Saudi actor Abdel Aziz Al Hazza is often one of the first names encountered when researching the origins of Saudi school theatre. Abdel Aziz Al Hazza was called to Baghdad in 1955 to act in several theatrical roles. In the Western Region, plays were staged in the theater of Al Falah School, which was presented by Abdullah Khoja. In 1960, the first theater center was established in Saudi Arabia by Ahmad Al-Siba’i.

1973 saw the first-ever play to be performed to the audience of Riyadh. The play was called "Doctor with a Stick (Tabib bil-Mish’ab)" and was actually a translation of a play by French playwright Moliere titled "Le Médecin malgré lui (The Doctor in Spite of Himself)." It was translated by Lebanese poet Elias Abu Shabaki, and the play was directed by Ibrahim Al-Hamdan, the president of the Saudi Arabian Society for Culture and Arts at the time.

== Saudi academic theater ==
The General Presidency of Youth Welfare (currently known as the Ministry of Sport) oversaw the management of sports clubs and contributed to reviving theater through various sports clubs. It established the Theatrical Arts Department and later supervised literary clubs and the Saudi Arabian Society for Culture and Arts after its inception. This led to the emergence of several plays and hundreds of new actors, revolutionizing the theatrical scene from the 1960s through to the 1980s. This culminated in the Presidency organizing an annual culture and arts festival, which lasted until 1984. The Folk Arts Club was established in Al-Ahsa in 1971 and was one of the first clubs to offer programs in music, theater, and other forms of art. In 1972, it was renamed the Society of Folk Arts. By 1974, it had become the first branch location outside Riyadh to join the Saudi Arabian Society for Culture and Arts. The club was founded by a group of artists from Al Ahsa, which included Abdulrahman Al-Hamad, Hasan Al-Abdi, Khalid Al-Hamidi, Abdulaziz Al-Marzuq, Salih Al-Tanem, Khalid Al-Khairullah, Umar Al-Ubaidi, and many others. In fact, Abdulrahman Al-Khuraiji listed more than a hundred artists in his book "The Birth of Saudi Theater," describing them as the first generation of that era of Saudi Theater, with most of the people listed having directly influenced the early theatrical movement.

In the early 1980s, the General Presidency of Youth Welfare decided to send a host of artists from various specializations – such as acting, directing, design, and writing – to study in Gulf, Arab, and foreign countries.

In 2012, Saudi Aramco, represented by the King Abdulaziz Center for World Culture, signed a deal with the National Youth Theater of Great Britain, hoping to attract experts in acting, direction, design, lighting, writing, and sound to train budding theater talent.
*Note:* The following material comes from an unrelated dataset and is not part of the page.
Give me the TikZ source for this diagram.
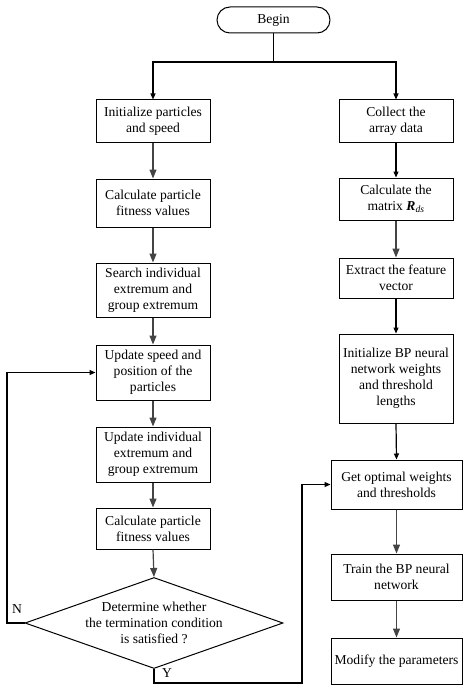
\documentclass[tikz,border=0pt]{standalone}
\usepackage{fontspec}
\setmainfont{Liberation Serif}
\usetikzlibrary{shapes.geometric,arrows.meta}
\definecolor{arrgray}{HTML}{444444}
\tikzset{
  box/.style={draw, line width=1pt, align=center, inner sep=0pt,
    font=\fontsize{13.6}{16}\selectfont},
  garrow/.style={draw=arrgray, line width=1.2pt, -{Triangle[length=9pt,width=7pt]}},
  barrow/.style={draw=black, line width=1.2pt, -{Triangle[length=6pt,width=5pt]}},
  lbl/.style={font=\fontsize{13.6}{16}\selectfont, inner sep=0pt}
}
\begin{document}
\begin{tikzpicture}[x=1pt,y=-1pt]
\useasboundingbox (0,0) rectangle (474,698);
% start
\node[box, rounded corners=13pt, minimum width=113pt, minimum height=26pt] (begin) at (273.5,20) {Begin};
% left column
\node[box, minimum width=114pt, minimum height=42pt] (l1) at (153,121) {Initialize particles\\and speed};
\node[box, minimum width=114pt, minimum height=48pt] (l2) at (153,203) {Calculate particle\\fitness values};
\node[box, minimum width=114pt, minimum height=54pt] (l3) at (153,290) {Search individual\\extremum and\\group extremum};
\node[box, minimum width=114pt, minimum height=55pt] (l4) at (153,372.5) {Update speed and\\position of the\\particles};
\node[box, minimum width=114pt, minimum height=55pt] (l5) at (153,454.5) {Update individual\\extremum and\\group extremum};
\node[box, minimum width=114pt, minimum height=41pt] (l6) at (153,528.5) {Calculate particle\\fitness values};
\node[draw, line width=1pt, diamond, minimum width=258pt, minimum height=91pt, inner sep=0pt] (dia) at (154,623) {};
\node[box, draw=none] (diatext) at (154,623) {Determine whether\\the termination condition\\is satisfied ?};
% right column
\node[box, minimum width=114pt, minimum height=42pt] (r1) at (396,121) {Collect the\\array data};
\node[box, minimum width=114pt, minimum height=42pt] (r2) at (396,199) {Calculate the\\matrix \textbf{\textit{R}}\textsubscript{\textit{ds}}};
\node[box, minimum width=114pt, minimum height=40pt] (r3) at (396,278) {Extract the feature\\vector};
\node[box, minimum width=114pt, minimum height=89pt] (r4) at (396,378.5) {Initialize BP neural\\network weights\\and threshold\\lengths};
\node[box, minimum width=131pt, minimum height=49pt] (r5) at (396.5,484.5) {Get optimal weights\\and thresholds};
\node[box, minimum width=131pt, minimum height=46pt] (r6) at (396.5,577) {Train the BP neural\\network};
\node[box, minimum width=131pt, minimum height=46pt] (r7) at (396.5,661) {Modify the parameters};
% labels
\node[lbl] (nlab) at (17,609) {N};
\node[lbl] (ylab) at (167,673) {Y};
% helper coordinates
\coordinate (split) at (273.5,62);
\coordinate (nl) at (7,623);
\coordinate (nt) at (7,372.5);
\coordinate (yb) at (154,683);
\coordinate (yr) at (302,683);
\coordinate (yt) at (302,484.5);
% connectors
\draw[line width=1.2pt] (begin.south) -- (split);
\draw[barrow] (split) -| (l1.north);
\draw[barrow] (split) -| (r1.north);
\draw[garrow] (l1) -- (l2);
\draw[garrow] (l2) -- (l3);
\draw[garrow] (l3) -- (l4);
\draw[garrow] (l4) -- (l5);
\draw[garrow] (l5) -- (l6);
\draw[garrow] (l6.south) -- (dia.north);
\draw[barrow] (r1) -- (r2);
\draw[garrow] (r2) -- (r3);
\draw[barrow] (r3) -- (r4);
\draw[barrow] (r4.south) -- (r5.north);
\draw[garrow] (r5) -- (r6);
\draw[garrow] (r6) -- (r7);
\draw[barrow] (dia.west) -- (nl) -- (nt) -- (l4.west);
\draw[barrow] (dia.south) -- (yb) -- (yr) -- (yt) -- (r5.west);
\end{tikzpicture}
\end{document}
Held in the Eastern Province in Dammam and Al-Ahsa, the workshop was intensive and saw about 100 attendees graduate across various different specialisms. The British organization returned in 2013 to offer both a beginner-level and a professional course in Dammam and Al-Ahsa, leading to the graduation of 80 more youngsters. Ten of the most exceptional graduates were chosen to be sent to the UK so they could gain invaluable cultural and theatrical experience. Upon their return to Saudi Arabia, Saudi Aramco produced the global play "One Thousand and Two Nights (Alf layla wa-laylatan)." As the play featured both British and Saudi actors, it supported the Center's key objective, which aimed to foster cultural exchange.

==Venues==
There are several theaters in the kingdom. With a seating capacity of over 3000, the theater of King Fahd Cultural Center in Riyadh is considered the largest theater in Saudi Arabia by seating capacity; it has witnessed and hosted many theatre activities. Also, the theater of King Abdulaziz Center for World Culture (alternatively called Ithra) has around 900 seats; it opened in 2018.